GRUSD v. ARCCOS GOLF LLC

Supreme Court of New York (2014)

Facts

Issue

Holding — Kornreich, J.

Rule

Reasoning

Deep Dive: How the Court Reached Its Decision

Court's Reasoning on Breach of Contract

The Supreme Court of New York reasoned that Grusd had established an oral partnership with Syed concerning their joint venture, Dolphin Golf. The court recognized that although the parties did not execute a formal written agreement, their actions and communications, including the exchange of text messages, demonstrated their mutual intent to operate as equal partners. However, when Syed formed Golfkick without disclosing this to Grusd, he breached the fiduciary duty owed to Grusd as a partner. Despite Grusd's claims about his partnership with Syed, the court found that Grusd had no direct dealings with Golfkick, which precluded him from maintaining a breach of contract claim against the company. The lack of privity between Grusd and Golfkick meant that the company could not be held liable for any breach of contract. Thus, the court dismissed the breach of contract claim against Golfkick, emphasizing that such claims require a direct relationship, which was absent in this case.
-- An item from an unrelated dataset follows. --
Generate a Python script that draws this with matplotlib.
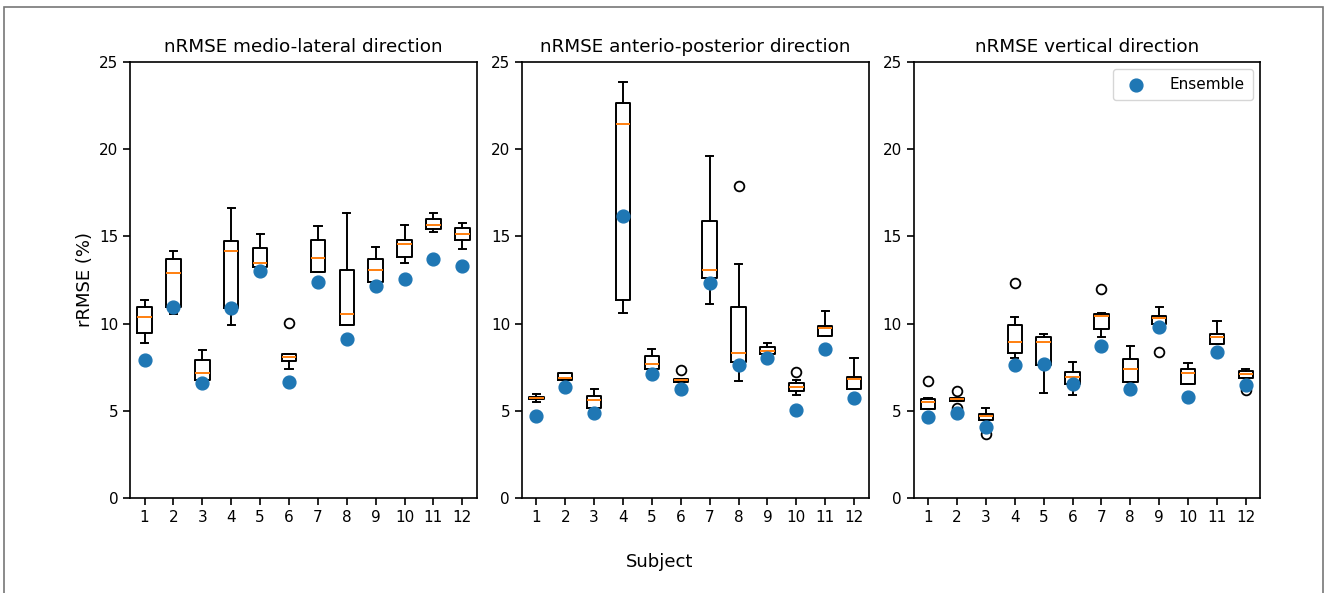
import matplotlib
matplotlib.use('Agg')
import matplotlib.pyplot as plt
from matplotlib.patches import Rectangle

subjects = list(range(1, 13))
titles = ['nRMSE medio-lateral direction',
          'nRMSE anterio-posterior direction',
          'nRMSE vertical direction']

# box stats per direction: whislo, q1, med, q3, whishi
ml_whislo = [8.87, 10.55, 6.70, 9.90, 13.20, 7.40, 12.98, 9.90, 12.37, 13.49, 15.27, 14.26]
ml_q1 = [9.45, 10.95, 6.76, 10.88, 13.23, 7.84, 12.98, 9.90, 12.37, 13.80, 15.40, 14.81]
ml_med = [10.38, 12.92, 7.18, 14.14, 13.49, 8.07, 13.74, 10.55, 13.05, 14.58, 15.67, 15.13]
ml_q3 = [10.92, 13.72, 7.90, 14.75, 14.31, 8.26, 14.81, 13.09, 13.72, 14.81, 15.99, 15.46]
ml_whishi = [11.32, 14.18, 8.49, 16.62, 15.15, 8.26, 15.61, 16.35, 14.39, 15.67, 16.35, 15.78]
ml_fliers = [[], [], [], [], [], [10.04], [], [], [], [], [], []]
ml_ensemble = [7.92, 10.94, 6.58, 10.88, 13.03, 6.64, 12.40, 9.14, 12.16, 12.54, 13.72, 13.28]

ap_whislo = [5.50, 6.74, 5.15, 10.59, 7.40, 6.68, 11.11, 6.72, 8.26, 5.88, 9.29, 6.23]
ap_q1 = [5.67, 6.74, 5.15, 11.32, 7.40, 6.68, 12.63, 7.79, 8.26, 6.16, 9.29, 6.23]
ap_med = [5.74, 6.87, 5.61, 21.43, 7.69, 6.77, 13.09, 8.30, 8.45, 6.35, 9.73, 6.82]
ap_q3 = [5.82, 7.16, 5.86, 22.63, 8.13, 6.85, 15.90, 10.97, 8.66, 6.58, 9.87, 6.92]
ap_whishi = [5.99, 7.16, 6.26, 23.85, 8.55, 6.85, 19.62, 13.42, 8.87, 6.74, 10.73, 8.04]
ap_fliers = [[], [], [], [], [], [7.35], [], [17.90], [], [7.21], [], []]
ap_ensemble = [4.73, 6.39, 4.87, 16.18, 7.10, 6.24, 12.31, 7.61, 8.05, 5.06, 8.53, 5.72]

v_whislo = [5.11, 5.59, 4.48, 8.02, 6.01, 5.88, 9.22, 6.68, 9.98, 6.53, 8.84, 6.89]
v_q1 = [5.11, 5.59, 4.48, 8.30, 7.63, 6.55, 9.71, 6.68, 9.98, 6.53, 8.84, 6.89]
v_med = [5.50, 5.67, 4.69, 8.93, 8.93, 6.91, 10.46, 7.40, 10.29, 7.18, 9.22, 7.12]
v_q3 = [5.67, 5.76, 4.83, 9.90, 9.22, 7.21, 10.57, 7.98, 10.46, 7.40, 9.39, 7.29]
v_whishi = [5.76, 5.76, 5.15, 10.36, 9.39, 7.79, 10.63, 8.72, 10.97, 7.73, 10.15, 7.39]
v_fliers = [[6.72], [6.15, 5.15], [3.68], [12.33], [], [], [12.00], [], [8.36], [], [], [6.20]]
v_ensemble = [4.66, 4.87, 4.05, 7.61, 7.69, 6.55, 8.74, 6.26, 9.83, 5.80, 8.38, 6.49]

panels = [
    (ml_whislo, ml_q1, ml_med, ml_q3, ml_whishi, ml_fliers, ml_ensemble),
    (ap_whislo, ap_q1, ap_med, ap_q3, ap_whishi, ap_fliers, ap_ensemble),
    (v_whislo, v_q1, v_med, v_q3, v_whishi, v_fliers, v_ensemble),
]

fig = plt.figure(figsize=(13.28, 5.93), dpi=100)
lefts = [0.098, 0.393, 0.688]
axes = [fig.add_axes([l, 0.160, 0.261, 0.736]) for l in lefts]

for ax, title, (wlo, q1, med, q3, whi, fl, ens) in zip(axes, titles, panels):
    stats = []
    for i in range(len(subjects)):
        stats.append(dict(whislo=wlo[i], q1=q1[i], med=med[i], q3=q3[i],
                          whishi=whi[i], fliers=fl[i], label=str(subjects[i])))
    ax.bxp(stats, positions=subjects,
           boxprops=dict(linewidth=1.4),
           whiskerprops=dict(linewidth=1.4),
           capprops=dict(linewidth=1.4),
           medianprops=dict(color='#ff7f0e', linewidth=1.4),
           flierprops=dict(marker='o', markersize=7, markerfacecolor='none',
                           markeredgecolor='black', markeredgewidth=1.3))
    ax.scatter(subjects, ens, s=85, color='#1f77b4', zorder=3, label='Ensemble')
    ax.set_ylim(0, 25)
    ax.set_xlim(0.5, 12.5)
    ax.set_yticks([0, 5, 10, 15, 20, 25])
    ax.set_title(title, fontsize=13.2, pad=7)
    ax.tick_params(labelsize=11, width=1.2, length=5)
    for sp in ax.spines.values():
        sp.set_linewidth(1.2)

axes[0].set_ylabel('rRMSE (%)', fontsize=13)
axes[2].legend(loc='upper right', fontsize=11, borderpad=0.5, handletextpad=1.2)
fig.text(0.497, 0.052, 'Subject', ha='center', va='center', fontsize=13)

fig.patches.append(Rectangle((0.003, -0.02), 0.993, 1.008, transform=fig.transFigure,
                             fill=False, edgecolor='#777777', linewidth=1.2))

fig.savefig('out.png', dpi=100)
Court's Reasoning on Breach of Fiduciary Duty

The court highlighted that Syed's formation of Golfkick, while still purportedly in partnership with Grusd, constituted a breach of fiduciary duty. It recognized that as business partners, Syed had an obligation to act in the best interest of their joint venture, Dolphin Golf. By secretly developing a competing business, Syed acted disloyally, undermining the trust inherent in their partnership. The court found that Grusd's claims against Syed for breach of fiduciary duty were well-founded, as they were supported by factual allegations that demonstrated Syed's disloyalty. However, since Grusd had no direct dealings with Golfkick, the court concluded that he could not bring a breach of fiduciary duty claim against the company itself. Therefore, while the claim against Syed remained viable, the claim against Golfkick was dismissed as there was no fiduciary relationship between Grusd and Golfkick.

Court's Reasoning on Aiding and Abetting Breach of Fiduciary Duty

In considering the aiding and abetting claims, the court acknowledged that the standard required Grusd to demonstrate that a breach of fiduciary duty occurred, that the defendants knowingly participated in the breach, and that he suffered damages as a result. The court found that while Grusd could not pursue an aiding and abetting claim against Syed, as he could not aid and abet his own breach, the claims against the other defendants were sufficiently pled. Grusd alleged that these individuals were aware of the partnership between him and Syed and had actively participated in the formation of Golfkick, thereby facilitating Syed's breach of duty. The court pointed out that the involvement of these defendants extended beyond mere funding, as they engaged in negotiations and actions that directly contributed to the formation of the competing business. Thus, the court allowed the aiding and abetting claims against Faisal, Elenowitz, Boms, and Launch to proceed, recognizing their potential liability based on the facts presented in the amended complaint.

Court's Reasoning on Idea Misappropriation and Other Tort Claims

The court addressed Grusd's claim of idea misappropriation, explaining that for such a claim to succeed, the ideas must be novel and concrete, and a legal relationship must exist between the parties. However, the court found that the essence of Grusd's claims was centered around his ownership interest in Golfkick, which he argued was wrongfully taken by Syed. Since both Grusd and Syed were considered equal partners in Dolphin Golf, any ideas or trade secrets developed during that collaboration belonged to the joint venture, rather than to either party individually. This meant that Grusd could not claim individual ownership of the ideas, as they were part of the business they both contributed to. Consequently, the court determined that Grusd's other tort claims, including fraud and misappropriation, were duplicative of his primary claim regarding his equity interest in Golfkick. The court concluded that if Grusd could prove his ownership claim, the other claims would be moot, thus dismissing them as redundant.

Court's Reasoning on Next Steps and Dismissal of Certain Claims

The court directed Grusd to file a second amended complaint that clearly articulated the applicable law governing his claims, as some legal issues surrounding choice of law needed clarification. It emphasized that while Grusd's claims against Syed for breach of fiduciary duty were valid, the claims against Golfkick for breach of contract and fiduciary duty were dismissed due to the lack of direct dealings. The court also noted that the aiding and abetting claims against the other defendants were properly pled, allowing them to proceed. In essence, the court recognized that Grusd's primary legal issue revolved around his claim to equity in Golfkick and that any potential remedies or damages would stem from that central issue. By instructing Grusd to amend his complaint, the court sought to ensure clarity in the legal arguments presented while preserving the viability of certain claims against the remaining defendants.